Those who don’t believe lightning never strikes twice have never met Chuck Mulkey. On Oct. 16, he arrowed a magnificent 5 ½-year-old buck with an impressive rack that measures almost 155 inches – the same buck he shot two years ago and never recovered.
In 2011, Mulkey was hunting a piece of property near his taxidermy shop in Anderson County when he hit a fine buck a little too high and far back, and he never found the buck. Two seasons later, when he and the same buck met up against, the buck went down for good.
“I was sick back then when he limped off,” said Mulkey, who owns Chuck’s Taxidermy and Deer Processing on SC 28 in Anderson, “but he showed up on my trail cameras about three weeks later, so I knew he’d survived.”

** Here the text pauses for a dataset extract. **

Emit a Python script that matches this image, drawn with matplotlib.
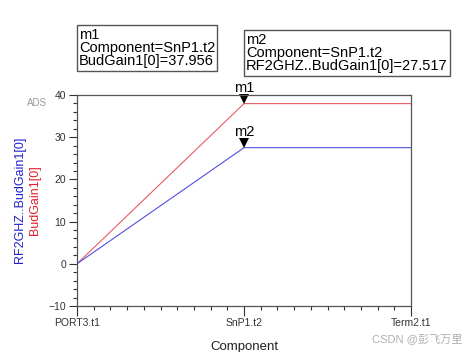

Nicknaming the buck “High Tower” for the impressive height of the deer’s rack, Mulkey tried to hunt the buck during the 2012 season but never saw him, either in person or on trail-camera film. He reasoned that the deer must have moved, because taking a buck that size would have gained any local hunter plenty of notoriety.

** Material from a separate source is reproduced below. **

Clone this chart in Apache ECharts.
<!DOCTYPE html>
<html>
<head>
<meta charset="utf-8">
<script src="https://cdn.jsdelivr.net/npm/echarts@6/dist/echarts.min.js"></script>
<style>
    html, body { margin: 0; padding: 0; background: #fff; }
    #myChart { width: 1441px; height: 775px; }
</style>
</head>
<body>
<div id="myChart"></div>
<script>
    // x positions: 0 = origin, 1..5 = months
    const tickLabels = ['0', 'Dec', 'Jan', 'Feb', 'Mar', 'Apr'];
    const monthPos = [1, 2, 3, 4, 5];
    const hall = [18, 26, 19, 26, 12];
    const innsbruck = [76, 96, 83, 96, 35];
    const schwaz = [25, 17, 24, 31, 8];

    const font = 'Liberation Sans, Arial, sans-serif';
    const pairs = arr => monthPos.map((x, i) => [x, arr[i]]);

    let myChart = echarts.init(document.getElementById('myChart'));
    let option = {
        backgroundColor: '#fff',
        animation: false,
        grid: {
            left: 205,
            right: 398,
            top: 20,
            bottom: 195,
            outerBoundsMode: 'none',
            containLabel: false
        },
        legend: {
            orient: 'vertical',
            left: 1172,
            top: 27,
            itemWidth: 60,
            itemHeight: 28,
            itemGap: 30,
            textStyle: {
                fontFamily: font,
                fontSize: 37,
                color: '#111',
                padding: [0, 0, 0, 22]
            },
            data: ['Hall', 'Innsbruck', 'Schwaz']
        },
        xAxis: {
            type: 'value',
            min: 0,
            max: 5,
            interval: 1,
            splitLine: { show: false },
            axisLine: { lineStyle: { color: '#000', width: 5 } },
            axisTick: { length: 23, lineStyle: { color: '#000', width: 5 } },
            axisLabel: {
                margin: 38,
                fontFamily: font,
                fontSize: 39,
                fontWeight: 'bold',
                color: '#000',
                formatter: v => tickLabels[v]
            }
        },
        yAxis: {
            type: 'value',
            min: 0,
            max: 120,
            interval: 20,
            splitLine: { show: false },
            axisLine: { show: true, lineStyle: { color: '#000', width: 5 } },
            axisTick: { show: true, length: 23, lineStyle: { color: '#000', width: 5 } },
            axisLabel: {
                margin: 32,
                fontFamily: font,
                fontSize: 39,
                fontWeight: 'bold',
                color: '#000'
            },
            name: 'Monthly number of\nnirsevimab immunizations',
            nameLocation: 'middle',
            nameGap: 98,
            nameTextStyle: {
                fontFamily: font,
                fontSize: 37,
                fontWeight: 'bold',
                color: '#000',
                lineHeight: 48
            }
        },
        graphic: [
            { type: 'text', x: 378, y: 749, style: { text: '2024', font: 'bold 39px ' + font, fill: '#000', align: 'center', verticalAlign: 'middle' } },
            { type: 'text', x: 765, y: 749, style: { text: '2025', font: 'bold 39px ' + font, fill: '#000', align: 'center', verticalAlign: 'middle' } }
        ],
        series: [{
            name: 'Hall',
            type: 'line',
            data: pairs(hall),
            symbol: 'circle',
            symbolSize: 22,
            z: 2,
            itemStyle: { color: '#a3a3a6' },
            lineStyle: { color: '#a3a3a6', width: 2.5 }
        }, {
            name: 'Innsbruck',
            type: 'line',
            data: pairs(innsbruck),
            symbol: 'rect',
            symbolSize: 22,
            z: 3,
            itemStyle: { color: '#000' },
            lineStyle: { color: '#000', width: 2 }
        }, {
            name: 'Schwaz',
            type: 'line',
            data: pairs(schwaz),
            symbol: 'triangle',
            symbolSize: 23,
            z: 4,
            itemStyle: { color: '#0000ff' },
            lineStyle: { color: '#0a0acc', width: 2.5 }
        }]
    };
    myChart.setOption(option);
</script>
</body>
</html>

Mulkey knew that High Tower was trading between two other pieces of property because a friend had collected trail cam photos of the deer. In his quest, Mulkey struck a deal to lease 47 acres of property adjacent to the area that he guessed was in the deer’s home range.

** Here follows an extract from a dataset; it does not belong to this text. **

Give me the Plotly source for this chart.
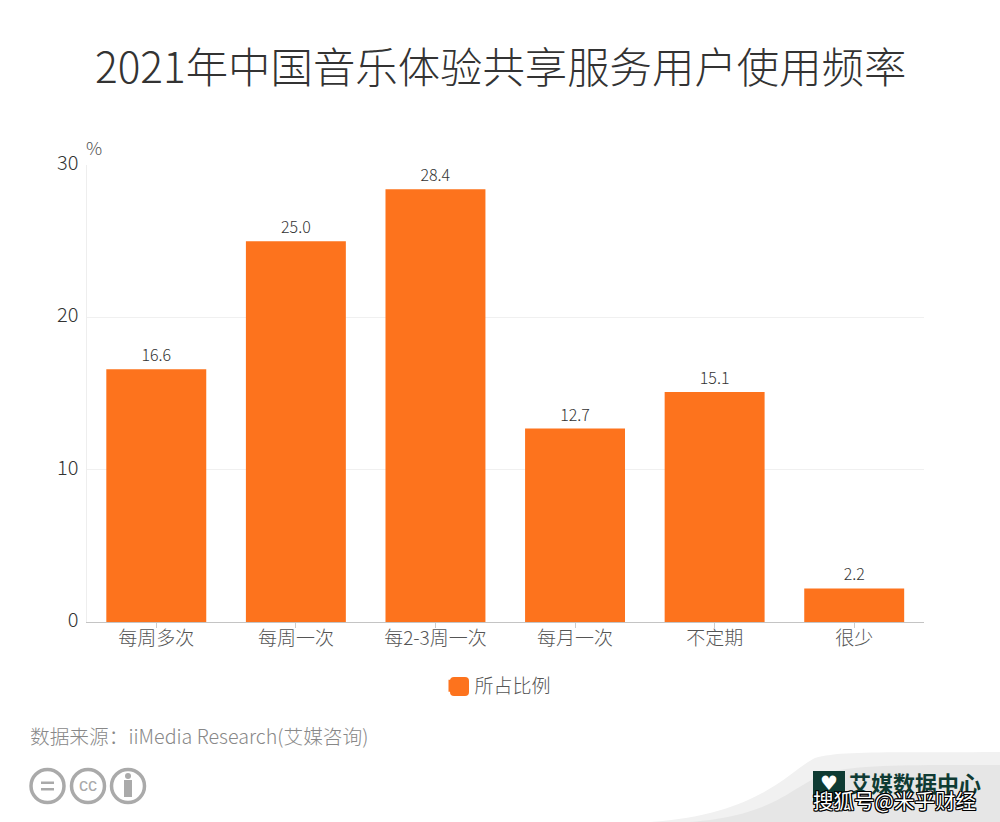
import plotly.graph_objects as go

categories = ["每周多次", "每周一次", "每2-3周一次", "每月一次", "不定期", "很少"]
values = [16.6, 25.0, 28.4, 12.7, 15.1, 2.2]
labels = ["16.6", "25.0", "28.4", "12.7", "15.1", "2.2"]
y_ticks = [0, 10, 20, 30]
series_name = "所占比例"
title = "2021年中国音乐体验共享服务用户使用频率"
source = "数据来源：iiMedia Research(艾媒咨询)"

W, H = 1000, 822
FONT = "Noto Sans CJK SC, Noto Sans, sans-serif"
ORANGE = "#fd731d"
def X(p): return p / W
def Y(p): return 1 - p / H

fig = go.Figure(go.Bar(
    x=categories, y=values, name=series_name, text=labels,
    marker=dict(color=ORANGE, line=dict(width=0)),
    textposition="outside", cliponaxis=False,
    textfont=dict(size=16, color="#333333", family=FONT, weight=300),
    showlegend=True,
))

shapes = [
    # grey corner swoosh
    dict(type="path", xref="paper", yref="paper", layer="below",
         path=f"M {X(650)} {Y(822)} C {X(760)} {Y(815)}, {X(790)} {Y(770)}, {X(815)} {Y(758)} "
              f"C {X(840)} {Y(750)}, {X(900)} {Y(753)}, {X(1000)} {Y(752)} L {X(1000)} {Y(822)} Z",
         fillcolor="#f1f1f1", line=dict(width=0)),
    dict(type="path", xref="paper", yref="paper", layer="below",
         path=f"M {X(690)} {Y(822)} C {X(780)} {Y(815)}, {X(790)} {Y(785)}, {X(830)} {Y(772)} "
              f"C {X(860)} {Y(764)}, {X(930)} {Y(765)}, {X(1000)} {Y(765)} L {X(1000)} {Y(822)} Z",
         fillcolor="#e6e6e6", line=dict(width=0)),
    # logo tile
    dict(type="rect", xref="paper", yref="paper", x0=X(813), x1=X(845), y0=Y(802), y1=Y(771),
         fillcolor="#0f3b33", line=dict(width=0)),
    # rounded legend swatch backing
    dict(type="path", xref="paper", yref="paper",
         path=f"M {X(454)} {Y(677)} L {X(465)} {Y(677)} Q {X(469)} {Y(677)} {X(469)} {Y(681)} "
              f"L {X(469)} {Y(692)} Q {X(469)} {Y(696)} {X(465)} {Y(696)} L {X(454)} {Y(696)} "
              f"Q {X(450)} {Y(696)} {X(450)} {Y(692)} L {X(450)} {Y(681)} Q {X(450)} {Y(677)} {X(454)} {Y(677)} Z",
         fillcolor=ORANGE, line=dict(width=0)),
]
# cc icons
for cx in (47.5, 88, 128):
    shapes.append(dict(type="circle", xref="paper", yref="paper",
                       x0=X(cx - 16.5), x1=X(cx + 16.5), y0=Y(786 + 16.5), y1=Y(786 - 16.5),
                       line=dict(color="#aaaaaa", width=3.5), fillcolor="rgba(0,0,0,0)"))
# equals bars and person
shapes += [
    dict(type="rect", xref="paper", yref="paper", x0=X(41), x1=X(54), y0=Y(784), y1=Y(781.5),
         fillcolor="#aaaaaa", line=dict(width=0)),
    dict(type="rect", xref="paper", yref="paper", x0=X(41), x1=X(54), y0=Y(790.5), y1=Y(788),
         fillcolor="#aaaaaa", line=dict(width=0)),
    dict(type="rect", xref="paper", yref="paper", x0=X(124), x1=X(132), y0=Y(797), y1=Y(780),
         fillcolor="#aaaaaa", line=dict(width=0)),
    dict(type="circle", xref="paper", yref="paper", x0=X(125), x1=X(131), y0=Y(779), y1=Y(773),
         fillcolor="#aaaaaa", line=dict(width=0)),
]

outline = ",".join(f"{a}px {b}px 0 #000" for a in (-1, 0, 1) for b in (-1, 0, 1) if a or b)
annotations = [
    dict(text=title, x=X(500), y=Y(64), xref="paper", yref="paper", showarrow=False,
         xanchor="center", yanchor="middle", font=dict(size=42.4, color="#333333", family=FONT, weight=300)),
    dict(text="%", x=X(94), y=Y(147), xref="paper", yref="paper", showarrow=False,
         xanchor="center", yanchor="middle", font=dict(size=18, color="#555555", family=FONT, weight=300)),
    dict(text=source, x=X(28), y=Y(735), xref="paper", yref="paper", showarrow=False,
         xanchor="left", yanchor="middle", font=dict(size=19.7, color="#888888", family=FONT, weight=300)),
    dict(text="cc", x=X(88), y=Y(785), xref="paper", yref="paper", showarrow=False,
         xanchor="center", yanchor="middle", font=dict(size=18, color="#aaaaaa", family="Liberation Sans")),
    dict(text="<b>艾媒数据中心</b>", x=X(847), y=Y(782), xref="paper", yref="paper", showarrow=False,
         xanchor="left", yanchor="middle", font=dict(size=22, color="#0f3b33", family=FONT)),
    dict(text="♥", x=X(829), y=Y(783), xref="paper", yref="paper", showarrow=False,
         xanchor="center", yanchor="middle", font=dict(size=20, color="#ffffff", family="DejaVu Sans")),
    dict(text="搜狐号@米乎财经", x=X(811), y=Y(800), xref="paper", yref="paper", showarrow=False,
         xanchor="left", yanchor="middle", font=dict(size=20.5, color="#ffffff", family=FONT, shadow=outline)),
]

fig.update_layout(
    width=W, height=H, autosize=False,
    margin=dict(l=0, r=0, t=0, b=0, autoexpand=False),
    paper_bgcolor="#ffffff", plot_bgcolor="#ffffff",
    font=dict(family=FONT),
    bargap=0.284,
    shapes=shapes, annotations=annotations,
    legend=dict(orientation="h", x=X(495.5), y=Y(686), xanchor="center", yanchor="middle",
                font=dict(size=19, color="#555555", family=FONT, weight=300),
                bgcolor="rgba(0,0,0,0)"),
    xaxis=dict(domain=[X(86.5), X(924)], tickfont=dict(size=19, color="#555555", family=FONT, weight=300),
               showline=True, linecolor="#c4c4c4", linewidth=1, ticks="outside", ticklen=5,
               tickcolor="#cccccc", showgrid=False, fixedrange=True, ticklabelstandoff=-6),
    yaxis=dict(domain=[Y(622), Y(165)], range=[0, 30], tickvals=y_ticks,
               tickfont=dict(size=20, color="#333333", family=FONT, weight=300),
               showline=True, linecolor="#eeeeee", linewidth=1, gridcolor="#f0f0f0", gridwidth=1,
               ticks="", zeroline=False, fixedrange=True, ticklabelstandoff=3, ticklabelshift=-2),
)
fig.write_html("out.html", config=dict(displayModeBar=False),
               post_script="document.body.style.margin='0';")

“I leased this new property on (Oct. 14) and went in there to hunt it for the first time on (Oct. 16),” Mulkey said. “I found a good scrape line near some pin oaks and climbed a tree right over the top of a scrape.”
While watching two does feed in the oak grove, Mulkey saw a big-bodied deer making its way toward the does. The buck walked within 15 yards before Mulkey recognized his old quarry.
“I couldn’t see his body because he walked on the other side of a tree, but I could see the rack, and I knew it was him,” he said. “That gave me time to draw, and this time I held low on him and got him right in the heart. He didn’t go but 40 yards before I saw him stumble and fall. That’s when I started hyperventilating.”
Mulkey said he rough-scored the deer at 154 7/8 Boone and Crockett inches and believes the deer may wind up as the best bow kill ever in Anderson County. He’s already making plans to do a full body mount of the animal.